We now cut back to Kit, who is rather horrified to see Piggy has caught the fish that he inadvertently fed earlier. That's just gross when immediately presented to you like that. So anyway, he strips Piggy, and he is immediately demarked with a pork butchering diagram. Kit runs his finger along him to slice him open, extracts the loin (yoink!) and fries it up. The three have a nice meal, although Piggy's kinda creeped out by his autocannibalism. Then one of he fish gets up and starts running as a bunch of samurai out of nowhere appear and slice all the meat off him into a delicious sashimi platter. Skeletonized fish then dives into the water and has this wonderful dream sequence sort of thing about it raining feces into the ocean before washing up on shore and having a little cat boy pluck out and eat its eye, to the disproval of his mother. Looks just like Kit actually, but I'm going to assume otherwise for now.

Meanwhile, in space, god lifts up the flooded world, allowing it to properly drain, leaving out characters on a boat in the middle of the desert. They ride inside Piggy's now partly hollowed out body cavity like some sort of freaky back pocket of flesh and Kit smacks him over the head to urge him onward. Piggy passes out, and really, Kit's just bashing his brains out now. Kat starts helping. Piggy bites off Kit's hand after a while of this, prompting him to speech bubble "my arm came off." They head to a local specialist to sew it back on, then proceed with wandering through the desert.

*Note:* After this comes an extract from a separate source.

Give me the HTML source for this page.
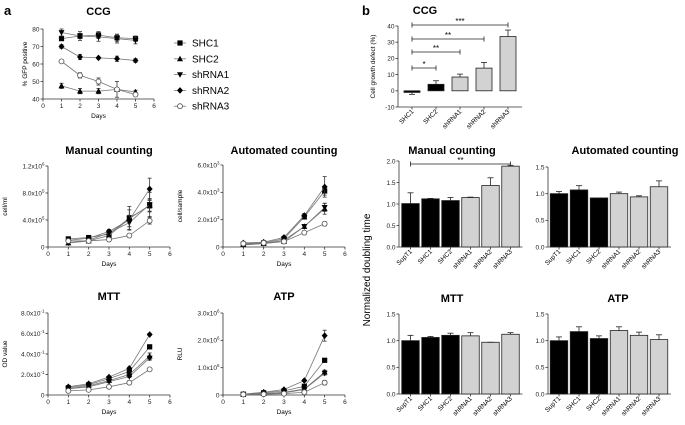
<!DOCTYPE html>
<html><head><meta charset="utf-8"><style>
html,body{margin:0;padding:0;background:#fff}
svg{display:block;font-family:"Liberation Sans",Arial,sans-serif}
</style></head><body>
<svg id="fig" width="685" height="425" viewBox="0 0 685 425" xmlns="http://www.w3.org/2000/svg">
<text x="4" y="15" font-size="13" font-weight="bold">a</text>
<text x="362" y="15" font-size="13" font-weight="bold">b</text>
<text transform="translate(370,270) rotate(-90)" text-anchor="middle" font-size="10">Normalized doubling time</text>
</svg>
<script>
const days = [1,2,3,4,5];
const seriesNames = ["SHC1","SHC2","shRNA1","shRNA2","shRNA3"];
const ccgVals = [[74.5,76,76.5,75,74.5],[47.5,44.5,44.5,45.5,44],[78,76,75.5,74.5,73.5],[70,64,63.5,63,62],[61.5,53.5,50,45.5,42.5]];
const ccgErr = [[1,2.5,2,2,1.5],[1.5,1.5,1.5,4.5,1],[2,1.5,2.5,2.5,2],[1,1.5,0.5,1.5,1],[0.5,1.5,2,1,1]];
const manVals = [[1.2,1.4,1.9,4.3,6.1],[0.6,0.9,1.7,4.2,6.2],[0.6,1.0,2.1,3.6,6.3],[1.0,1.3,2.3,4.0,8.6],[0.9,0.9,1.1,1.7,3.9]];
const manErr = [[0.2,0.2,0.3,1.7,0.8],[0.1,0.2,0.3,0.5,1.0],[0.1,0.2,0.3,0.6,1.8],[0.2,0.2,0.3,1.5,1.6],[0.1,0.1,0.2,0.2,0.5]];
const autoVals = [[0.2,0.3,0.6,2.2,4.1],[0.2,0.25,0.4,1.5,2.8],[0.15,0.25,0.5,1.5,2.9],[0.3,0.35,0.7,2.3,4.4],[0.25,0.3,0.4,1.05,1.7]];
const autoErr = [[0.05,0.05,0.1,0.15,0.3],[0.05,0.05,0.05,0.15,0.4],[0.05,0.05,0.05,0.1,0.3],[0.05,0.05,0.1,0.15,0.75],[0.05,0.05,0.05,0.05,0.15]];
const mttVals = [[0.7,1.0,1.6,2.3,4.7],[0.6,0.9,1.4,2.0,3.8],[0.6,0.8,1.3,1.8,3.6],[0.8,1.1,1.75,2.6,5.9],[0.4,0.5,0.8,1.2,2.5]];
const mttErr = [[0.1,0.1,0.15,0.1,0.1],[0.1,0.1,0.1,0.1,0.3],[0.1,0.1,0.1,0.1,0.2],[0.1,0.1,0.1,0.1,0.1],[0.05,0.05,0.05,0.05,0.05]];
const atpVals = [[0.03,0.08,0.15,0.32,1.27],[0.02,0.05,0.1,0.22,0.84],[0.02,0.04,0.08,0.2,0.8],[0.03,0.1,0.2,0.53,2.17],[0.02,0.03,0.05,0.1,0.45]];
const atpErr = [[0.02,0.02,0.03,0.03,0.07],[0.01,0.02,0.02,0.03,0.07],[0.01,0.02,0.02,0.03,0.07],[0.02,0.02,0.03,0.03,0.2],[0.01,0.01,0.02,0.02,0.08]];
const barCats5 = ["SHC1","SHC2","shRNA1","shRNA2","shRNA3"];
const barCats6 = ["SupT1","SHC1","SHC2","shRNA1","shRNA2","shRNA3"];
const ccgBarVals = [-1,4,8.5,14,33.5];
const ccgBarErr = [1.2,2.2,1.8,3.5,4];
const manBarVals = [1.01,1.12,1.08,1.15,1.43,1.88];
const manBarErr = [0.25,0.01,0.07,0.01,0.18,0.02];
const autoBarVals = [1.0,1.07,0.92,1.0,0.94,1.13];
const autoBarErr = [0.04,0.08,0.0,0.03,0.02,0.11];
const mttBarVals = [1.0,1.06,1.1,1.09,0.97,1.12];
const mttBarErr = [0.1,0.02,0.04,0.06,0.0,0.03];
const atpBarVals = [1.0,1.17,1.04,1.19,1.1,1.02];
const atpBarErr = [0.07,0.09,0.05,0.07,0.06,0.09];

const NS="http://www.w3.org/2000/svg";
const svg=document.getElementById('fig');
function el(tag,attrs,parent,text){const e=document.createElementNS(NS,tag);for(const k in attrs)e.setAttribute(k,attrs[k]);if(text!==undefined)e.textContent=text;(parent||svg).appendChild(e);return e;}
function tickLabel(g,x,y,lab,anchor){
  const t=el('text',{x:x,y:y,'font-size':6.5,'text-anchor':anchor,fill:'#222'},g);
  
  
  if(typeof lab==='object'){el('tspan',{},t,lab.base);el('tspan',{'font-size':4.5,dy:-3},t,lab.sup);}
  else t.textContent=lab;
}
function marker(g,kind,x,y){
  let m;
  if(kind===0)m=el('rect',{x:x-2.6,y:y-2.6,width:5.2,height:5.2,fill:'#000'},g);
  else if(kind===1)m=el('polygon',{points:`${x},${y-3.2} ${x-3},${y+2.4} ${x+3},${y+2.4}`,fill:'#000'},g);
  else if(kind===2)m=el('polygon',{points:`${x},${y+3.2} ${x-3},${y-2.4} ${x+3},${y-2.4}`,fill:'#000'},g);
  else if(kind===3)m=el('polygon',{points:`${x},${y-3.3} ${x+3},${y} ${x},${y+3.3} ${x-3},${y}`,fill:'#000'},g);
  else m=el('circle',{cx:x,cy:y,r:2.5,fill:'#fff',stroke:'#555','stroke-width':0.8},g);
  return m;
}
function lineChart(o){
  const g=el('g',{});
  
  
  const sx=d=>o.x0+d*o.dx;
  const sy=v=>o.y0-(v-o.vmin)/(o.vmax-o.vmin)*(o.y0-o.yTop);
  el('line',{x1:o.x0,y1:o.y0,x2:o.x0,y2:o.yTop,stroke:'#333','stroke-width':0.8},g);
  el('line',{x1:o.x0,y1:o.y0,x2:sx(6),y2:o.y0,stroke:'#333','stroke-width':0.8},g);
  for(let d=0;d<=6;d++){el('line',{x1:sx(d),y1:o.y0,x2:sx(d),y2:o.y0+2.5,stroke:'#333','stroke-width':0.8},g);tickLabel(g,sx(d),o.y0+9,String(d),'middle');}
  o.yticks.forEach((v,i)=>{el('line',{x1:o.x0-2.5,y1:sy(v),x2:o.x0,y2:sy(v),stroke:'#333','stroke-width':0.8},g);tickLabel(g,o.x0-3.5,sy(v)+2.3,o.ylabs[i],'end');});
  const t=el('text',{x:(o.x0+sx(6))/2,y:o.titleY,'font-size':11,'font-weight':'bold','text-anchor':'middle'},g,o.title);
  
  const xl=el('text',{x:sx(3),y:o.y0+19,'font-size':6.5,'text-anchor':'middle'},g,'Days');
  
  const yl=el('text',{transform:`translate(${o.ylx},${(o.y0+o.yTop)/2}) rotate(-90)`,'font-size':6.5,'text-anchor':'middle'},g,o.ylabel);
  
  o.vals.forEach((ser,si)=>{
    const pts=ser.map((v,i)=>`${sx(days[i])},${sy(v)}`).join(' ');
    const pl=el('polyline',{points:pts,fill:'none',stroke:'#777','stroke-width':0.8},g);
    
    
    ser.forEach((v,i)=>{
      const e=o.err[si][i],x=sx(days[i]);
      el('line',{x1:x,y1:sy(v-e),x2:x,y2:sy(v+e),stroke:'#333','stroke-width':0.8},g);
      el('line',{x1:x-2,y1:sy(v-e),x2:x+2,y2:sy(v-e),stroke:'#333','stroke-width':0.8},g);
      el('line',{x1:x-2,y1:sy(v+e),x2:x+2,y2:sy(v+e),stroke:'#333','stroke-width':0.8},g);
      const m=marker(g,si,x,sy(v));
      
      
    });
  });
}
function barChart(o){
  const g=el('g',{});
  
  
  const sy=v=>o.y0-(v-o.vmin)/(o.vmax-o.vmin)*(o.y0-o.yTop);
  const cx=i=>o.c0+i*o.step;
  const right=cx(o.cats.length-1)+o.step/2+2;
  el('line',{x1:o.xa,y1:o.y0,x2:o.xa,y2:o.yTop,stroke:'#333','stroke-width':0.8},g);
  el('line',{x1:o.xa,y1:o.y0,x2:right,y2:o.y0,stroke:'#333','stroke-width':0.8},g);
  o.yticks.forEach(v=>{el('line',{x1:o.xa-2.5,y1:sy(v),x2:o.xa,y2:sy(v),stroke:'#333','stroke-width':0.8},g);tickLabel(g,o.xa-3.5,sy(v)+2.3,o.fmt(v),'end');});
  const base=sy(Math.max(0,o.vmin));
  o.vals.forEach((v,i)=>{
    const x=cx(i),e=o.err[i];
    const top=Math.min(sy(v),base),h=Math.abs(sy(v)-base);
    const r=el('rect',{x:x-o.bw/2,y:top,width:o.bw,height:Math.max(h,0.8),fill:o.colors[i],stroke:'#222','stroke-width':0.8},g);
    
    
    const ye=v>=0?sy(v+e):sy(v-e);
    el('line',{x1:x,y1:sy(v),x2:x,y2:ye,stroke:'#222','stroke-width':0.8},g);
    el('line',{x1:x-3,y1:ye,x2:x+3,y2:ye,stroke:'#222','stroke-width':0.8},g);
    el('line',{x1:x,y1:o.y0,x2:x,y2:o.y0+2.5,stroke:'#333','stroke-width':0.8},g);
    const t=el('text',{transform:`translate(${x+2},${o.y0+5}) rotate(-45)`,'font-size':6.5,'text-anchor':'end'},g,o.cats[i]);
    
  });
  const t=el('text',{x:o.titleX,y:o.titleY,'font-size':11,'font-weight':'bold','text-anchor':'middle'},g,o.title);
  
  if(o.ylabel){const yl=el('text',{transform:`translate(${o.ylx},${(o.y0+o.yTop)/2}) rotate(-90)`,'font-size':6.5,'text-anchor':'middle'},g,o.ylabel);
    }
  (o.sig||[]).forEach(s=>{
    const y=s.y,x1=cx(s.a),x2=cx(s.b);
    el('line',{x1:x1,y1:y,x2:x2,y2:y,stroke:'#222','stroke-width':0.8},g);
    el('line',{x1:x1,y1:y-2.5,x2:x1,y2:y+2.5,stroke:'#222','stroke-width':0.8},g);
    el('line',{x1:x2,y1:y-2.5,x2:x2,y2:y+2.5,stroke:'#222','stroke-width':0.8},g);
    const st=el('text',{x:(x1+x2)/2,y:y-1,'font-size':8,'text-anchor':'middle'},g,s.t);
    
  });
}
const sup=(b,s)=>({base:b,sup:s});
lineChart({name:'ccg-line-chart',title:'CCG',titleY:15,x0:43,dx:18.5,y0:99,yTop:29,vmin:40,vmax:80,yticks:[40,50,60,70,80],ylabs:['40','50','60','70','80'],vals:ccgVals,err:ccgErr,ylabel:'% GFP positive',ylx:27});
lineChart({name:'manual-counting-line-chart',title:'Manual counting',titleY:154,x0:48,dx:20.33,y0:247,yTop:166,vmin:0,vmax:12,yticks:[0,4,8,12],ylabs:['0',sup('4.0x10','5'),sup('8.0x10','5'),sup('1.2x10','6')],vals:manVals,err:manErr,ylabel:'cell/ml',ylx:7});
lineChart({name:'automated-counting-line-chart',title:'Automated counting',titleY:154,x0:223,dx:20.33,y0:247,yTop:165,vmin:0,vmax:6,yticks:[0,2,4,6],ylabs:['0',sup('2.0x10','3'),sup('4.0x10','3'),sup('6.0x10','3')],vals:autoVals,err:autoErr,ylabel:'cell/sample',ylx:182});
lineChart({name:'mtt-line-chart',title:'MTT',titleY:300,x0:48,dx:20.33,y0:395,yTop:313,vmin:0,vmax:8,yticks:[0,2,4,6,8],ylabs:['0',sup('2.0x10','-1'),sup('4.0x10','-1'),sup('6.0x10','-1'),sup('8.0x10','-1')],vals:mttVals,err:mttErr,ylabel:'OD value',ylx:7});
lineChart({name:'atp-line-chart',title:'ATP',titleY:300,x0:223,dx:20.33,y0:395,yTop:313,vmin:0,vmax:3,yticks:[0,1,2,3],ylabs:['0',sup('1.0x10','6'),sup('2.0x10','6'),sup('3.0x10','6')],vals:atpVals,err:atpErr,ylabel:'RLU',ylx:182});
const lg=el('g',{});


seriesNames.forEach((n,i)=>{
  const y=43+i*15.8;
  el('line',{x1:174,y1:y,x2:186,y2:y,stroke:'#777','stroke-width':0.8},lg);
  const m=marker(lg,i,180,y);
  const t=el('text',{x:192,y:y+3.5,'font-size':10},lg,n);
  
  
});
const BLK='#000',GRY='#d2d2d2';
barChart({name:'ccg-bar-chart',title:'CCG',titleX:425,titleY:14,xa:398,y0:107,yTop:26,vmin:-10,vmax:40,yticks:[-10,0,10,20,30,40],fmt:v=>String(v),cats:barCats5,vals:ccgBarVals,err:ccgBarErr,c0:412,step:24,bw:16,colors:[BLK,BLK,GRY,GRY,GRY],ylabel:'Cell growth defect (%)',ylx:375,
  sig:[{a:0,b:4,y:25,t:'***'},{a:0,b:3,y:39,t:'**'},{a:0,b:2,y:52,t:'**'},{a:0,b:1,y:68,t:'*'}]});
const f1=v=>v.toFixed(1);
barChart({name:'manual-counting-bar-chart',title:'Manual counting',titleX:452,titleY:154,xa:399,y0:247,yTop:161,vmin:0,vmax:2,yticks:[0,0.5,1,1.5,2],fmt:f1,cats:barCats6,vals:manBarVals,err:manBarErr,c0:410.5,step:20,bw:17.5,colors:[BLK,BLK,BLK,GRY,GRY,GRY],sig:[{a:0,b:5,y:164,t:'**'}]});
barChart({name:'automated-counting-bar-chart',title:'Automated counting',titleX:625,titleY:154,xa:548,y0:247,yTop:167,vmin:0,vmax:1.5,yticks:[0,0.5,1,1.5],fmt:f1,cats:barCats6,vals:autoBarVals,err:autoBarErr,c0:559,step:20,bw:17.5,colors:[BLK,BLK,BLK,GRY,GRY,GRY]});
barChart({name:'mtt-bar-chart',title:'MTT',titleX:452,titleY:302,xa:399,y0:394,yTop:314,vmin:0,vmax:1.5,yticks:[0,0.5,1,1.5],fmt:f1,cats:barCats6,vals:mttBarVals,err:mttBarErr,c0:410.5,step:20,bw:17.5,colors:[BLK,BLK,BLK,GRY,GRY,GRY]});
barChart({name:'atp-bar-chart',title:'ATP',titleX:618,titleY:302,xa:548,y0:394,yTop:314,vmin:0,vmax:1.5,yticks:[0,0.5,1,1.5],fmt:f1,cats:barCats6,vals:atpBarVals,err:atpBarErr,c0:559,step:20,bw:17.5,colors:[BLK,BLK,BLK,GRY,GRY,GRY]});
</script>
</body></html>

Eventually they come to a haunted house whose owner looks, well, Kemonozume-ish. He has a lot of weird stuff like a screeching bird monster with fancy jewelry and high heels, and freaky paintings. Kat so looks like a zombie by the way. Mr. Kemonozume entertains his guests by torturing a bird tied to the middle of a table as it flies around, eventually setting it on fire, which Kit actually seems to dig, and then serving it, as the fire has cooked it. It's like Bene Hana! He then makes an awesome gingerbread house for them, gets a nice warm bath ready, and for the second of these in a row, does the whole cannibal soup deal. Hence the title I suppose. Anyway, while they're in there taking a bath with some carrots, he wanders off and returns wearing fetish gear and wielding A Giant Pair of Scissors! Oh and like, Mickey Mouse's gimpsuit's mask. Kit avoids his attack, and yanks off the top of his head via top not revealing his cool transparent top robobrain. He then takes the Giant Pair of Scissors! and severs his limbs before throwing the top on the pot, grabbing Kat, and fleeing the scene.

Digging around in the sand, they find the thing from The Abyss, which forms itself into a giant water elephant they play with and have a drink from the side of for a while before riding it away. It keeps evaporating so they need to stop and find a new one a few times. Eventually, their luck runs out, but they reach the edge of the desert, finding an ocean bestrided by crazy long-legged cranes. Underwater, someone cuts open a green spherical rock full of blood. Kit and Kat walk around through a surreal landscape turning into giant spires behind them., which eventually fully melts away, dumping them onto a giant wave frozen in time, taking on a solid glassy nature. Kit climbs around on it, and eventually finds an albino humpback whale surfacing. He then climbs up to the top of a plume of foam, abandoning Kat for the moment, finding inside, a creepy distorted house with crying girl fleeing for her life. He pries off her tear and smashes it, thus restarting the flow of time. Everyone hyper-ages to death for a bit, then god yanks the handle of the gears of time into reverse, yielding a long awesome montage of various things flowing backwards, which, again, has very much of a Kemonozume look to it all. Things include car crashes, evolution, people's whole lives, hostage executions, a meteor wiping out all life on earth, and dropping half that blood rock into the gears of time and causing all this mess. Yum yum, green rock blood soup is delicious!

So... back on the boat now that time's rewound a good ways, Kit and Kat travel through a swamp full of cool clockwork robots. Kit picks a flower for Kat, which... revives her from her zombie status. Meanwhile God (who, come to think of it, looks just like Gandalf, they're probably the same guy) sits down at a dinner table with a nice helping plate of the earth on it, as Kit buys some bean curd at the local market on the way home. Great, now I have that song from My Name Is Bruce! stuck in my head. Guan-you, Guan-me, Guan-di... Guan-di is his name! Anyway, they go home, have dinner, watch TV, Dad is suddenly blinked out of existence like a TV being turned off, followed by mom, the TV's image, and Kat. Kit comes running in just after this and is now alone in his house. The TV effect then shuts off the entire world, and movie in fact, leaving a field a static. This is then replaced with the end credits.

The end credits feature a sepiatone depiction of the fish eye eating kid and his family, as a music box plays. It keeps winding down though, and requires cranking up, which also stops and rewinds the visual in the side, and the credits themselves. Eventually it gets properly cranked up and finishes though.

OK, now, going through the special features here, we have an interview with the director, containing a line I think we all need to hear at this point. "Making 'Cat Soup,' it was a challenge to see how much of an eccentric movie we could make without using drugs." So the answer to the obvious question is no. The original manga artist, by all accounts, was totally tripping at the time, but the people making the, well, short film (this was only 33 minutes here) were just trying to make it as weird as possible while sober. He also gives full credit for all the weirdness to Masaaki Yuasa, justifying my tangent. Seriously though, go watch Kaiba!